Her name was Henrietta Lacks, and she died in 1951. She had been diagnosed with terminal cervical cancer. Mrs. Lacks was like any other cancer patient of her time. She took the options that were available at the time, but nothing worked. Radiation treatments for cancer at the time weren’t the best, and rarely worked. However, there is another hitch to this story.
Cancer diagnosis
Henrietta Lacks was an African-American female. In the 1940s and 1950s, when Mrs. Lacks was diagnosed with cancer, Jim Crow laws still reigned as the supreme law of the land on the segregation front. She never stood a chance of getting decent medical care. The only center that would take African-American patients nearby had sub-par doctors for the “colored” patients. That said, her story is an inspirational one.

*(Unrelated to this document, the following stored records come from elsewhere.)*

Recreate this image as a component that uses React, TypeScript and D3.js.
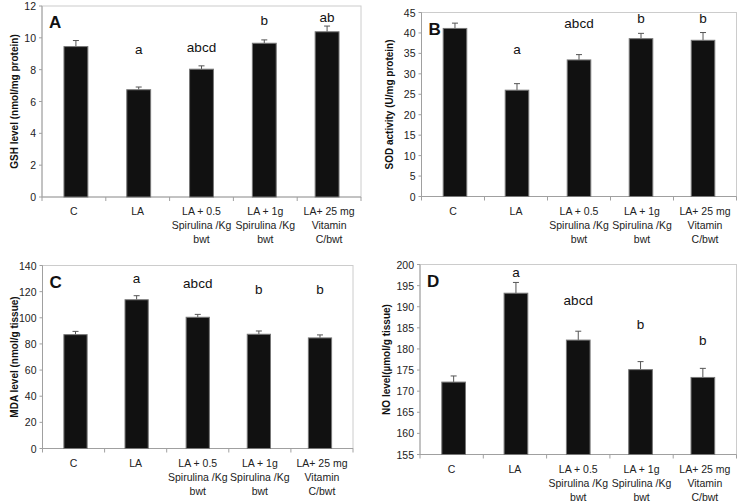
import React from "react";
import * as d3 from "d3";

const categories: string[][] = [
  ["C"],
  ["LA"],
  ["LA + 0.5", "Spirulina /Kg", "bwt"],
  ["LA + 1g", "Spirulina /Kg", "bwt"],
  ["LA+ 25 mg", "Vitamin", "C/bwt"],
];

const gshValues = [9.45, 6.74, 8.03, 9.66, 10.38];
const gshErrors = [0.38, 0.17, 0.21, 0.21, 0.36];
const gshLetters = ["", "a", "abcd", "b", "ab"];
const gshLetterY = [0, 9.25, 9.4, 11.1, 11.3];
const gshTicks = [0, 2, 4, 6, 8, 10, 12];

const sodValues = [41.1, 26.0, 33.4, 38.6, 38.2];
const sodErrors = [1.3, 1.6, 1.3, 1.3, 1.9];
const sodLetters = ["", "a", "abcd", "b", "b"];
const sodLetterY = [0, 36, 42.3, 43.6, 43.6];
const sodTicks = [0, 5, 10, 15, 20, 25, 30, 35, 40, 45];

const mdaValues = [87.1, 113.8, 100.4, 87.4, 84.6];
const mdaErrors = [2.5, 3.1, 2.2, 2.5, 2.3];
const mdaLetters = ["", "a", "abcd", "b", "b"];
const mdaLetterY = [0, 130.3, 126.5, 122, 122];
const mdaTicks = [0, 20, 40, 60, 80, 100, 120, 140];

const noValues = [172.15, 193.2, 182.1, 175.1, 173.25];
const noErrors = [1.45, 2.55, 2.1, 1.9, 2.15];
const noLetters = ["", "a", "abcd", "b", "b"];
const noLetterY = [0, 198, 191.4, 185.7, 182];
const noTicks = [155, 160, 165, 170, 175, 180, 185, 190, 195, 200];

type PanelProps = {
  left: number;
  top: number;
  right: number;
  bottom: number;
  values: number[];
  errors: number[];
  letters: string[];
  letterY: number[];
  ticks: number[];
  yTitle: string;
  panel: string;
  titleX: number;
};

const FONT = "'Liberation Sans', Arial, sans-serif";

function Panel(p: PanelProps) {
  const x = d3
    .scaleBand<number>()
    .domain(d3.range(categories.length))
    .range([p.left, p.right])
    .paddingInner(0.62)
    .paddingOuter(0.35);
  const y = d3
    .scaleLinear()
    .domain([p.ticks[0], p.ticks[p.ticks.length - 1]])
    .range([p.bottom, p.top]);
  const step = (p.right - p.left) / categories.length;
  const midY = (p.top + p.bottom) / 2;
  return (
    <g>
      <rect
        x={p.left}
        y={p.top}
        width={p.right - p.left}
        height={p.bottom - p.top}
        fill="none"
        stroke="#cccccc"
        strokeWidth={1}
      />
      <line x1={p.left} x2={p.left} y1={p.top} y2={p.bottom} stroke="#a0a0a0" />
      <line x1={p.left} x2={p.right} y1={p.bottom} y2={p.bottom} stroke="#a0a0a0" />
      {p.ticks.map((t) => (
        <g key={t}>
          <line x1={p.left - 3} x2={p.left} y1={y(t)} y2={y(t)} stroke="#a0a0a0" />
          <text
            x={p.left - 6}
            y={y(t)}
            textAnchor="end"
            dominantBaseline="central"
            fontSize={10.5}
            fontFamily={FONT}
            fill="#222"
          >
            {t}
          </text>
        </g>
      ))}
      {d3.range(categories.length + 1).map((i) => (
        <line
          key={i}
          x1={p.left + i * step}
          x2={p.left + i * step}
          y1={p.bottom}
          y2={p.bottom + 4}
          stroke="#a0a0a0"
        />
      ))}
      {p.values.map((v, i) => {
        const bx = x(i)!;
        const cx = bx + x.bandwidth() / 2;
        const top = y(v);
        const et = y(v + p.errors[i]);
        return (
          <g key={i}>
            <line x1={cx} x2={cx} y1={top} y2={et} stroke="#555" strokeWidth={1} />
            <line x1={cx - 3} x2={cx + 3} y1={et} y2={et} stroke="#555" strokeWidth={1} />
            <rect
              x={bx}
              y={top}
              width={x.bandwidth()}
              height={p.bottom - top}
              fill="#111"
              stroke="#777"
              strokeWidth={1}
            />
            {p.letters[i] && (
              <text
                x={cx}
                y={y(p.letterY[i])}
                textAnchor="middle"
                dominantBaseline="central"
                fontSize={13.5}
                fontFamily={FONT}
                fill="#111"
              >
                {p.letters[i]}
              </text>
            )}
          </g>
        );
      })}
      {categories.map((lines, i) => (
        <text
          key={i}
          textAnchor="middle"
          fontSize={10.5}
          fontFamily={FONT}
          fill="#222"
        >
          {lines.map((ln, j) => (
            <tspan
              key={j}
              x={p.left + (i + 0.5) * step}
              y={p.bottom + 18 + j * 14}
            >
              {ln}
            </tspan>
          ))}
        </text>
      ))}
      <text
        transform={`translate(${p.titleX},${midY}) rotate(-90)`}
        textAnchor="middle"
        dominantBaseline="central"
        fontSize={10}
        fontWeight="bold"
        fontFamily={FONT}
        fill="#111"
      >
        {p.yTitle}
      </text>
      <text
        x={p.left + 7}
        y={p.top + 22}
        fontSize={17}
        fontWeight="bold"
        fontFamily={FONT}
        fill="#111"
      >
        {p.panel}
      </text>
    </g>
  );
}

export default function App() {
  return (
    <svg
      width={738}
      height={503}
      style={{ position: "absolute", left: 0, top: 0, background: "#fff" }}
    >
      <rect width={738} height={503} fill="#fff" />
      <Panel
        left={42}
        top={6}
        right={361}
        bottom={197}
        values={gshValues}
        errors={gshErrors}
        letters={gshLetters}
        letterY={gshLetterY}
        ticks={gshTicks}
        yTitle="GSH level (nmol/mg protein)"
        panel="A"
        titleX={14}
      />
      <Panel
        left={421.5}
        top={12.5}
        right={736.5}
        bottom={196.5}
        values={sodValues}
        errors={sodErrors}
        letters={sodLetters}
        letterY={sodLetterY}
        ticks={sodTicks}
        yTitle="SOD activity (U/mg protein)"
        panel="B"
        titleX={389}
      />
      <Panel
        left={42.5}
        top={265.5}
        right={353}
        bottom={448.5}
        values={mdaValues}
        errors={mdaErrors}
        letters={mdaLetters}
        letterY={mdaLetterY}
        ticks={mdaTicks}
        yTitle="MDA level (nmol/g tissue)"
        panel="C"
        titleX={14}
      />
      <Panel
        left={420}
        top={264.5}
        right={736.5}
        bottom={454.5}
        values={noValues}
        errors={noErrors}
        letters={noLetters}
        letterY={noLetterY}
        ticks={noTicks}
        yTitle="NO level(µmol/g tissue)"
        panel="D"
        titleX={386}
      />
    </svg>
  );
}
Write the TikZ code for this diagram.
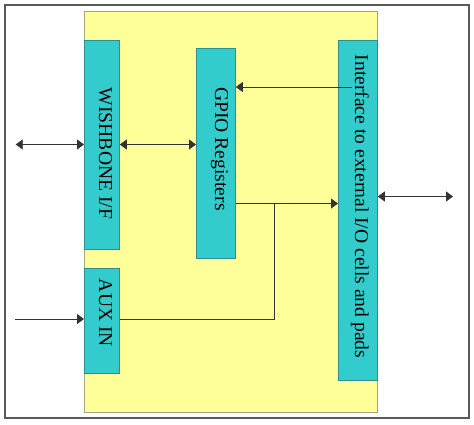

When she was diagnosed, doctors in the hospitals were trying to cultivate human cells in a lab. Nothing would last more than a couple of days if the doctors were lucky, a few hours if the sample simply didn’t work with the solution they were trying at that point. The doctors treating Mrs. Lacks got their hands on a sample of her cancerous cells when they took a biopsy to diagnose her. Unbeknownst to her, the doctors decided to try and cultivate these cells in the lab.
Cell cultivation
Henrietta Lacks’s cancer cells thrived in the solution they decided to use. Absolutely thrived. This surprised the doctors, and so they took part of the cells that had grown, and repeated the experiment to make sure it wasn’t a fluke. When the cells continued to thrive, the doctors didn’t tell Mrs. Lacks what was going on. She was African-American, and therefore, the doctors reasoned, unable to comprehend what had happened to her cells and would probably try to pursue legal action if she realized how they had gotten her cells in the first place.
HeLa cells
Until 2008, her story remained relatively unknown. HeLa became famous for her cells, but since doctors only used the first two letters of her first and last name, no one knew who she was. Rebecca Skloot, a reporter, decided to dig into the story. Thanks to her work, the book “The Immortal Life of Henrietta Lacks” hit the shelves, sharing her story with the world.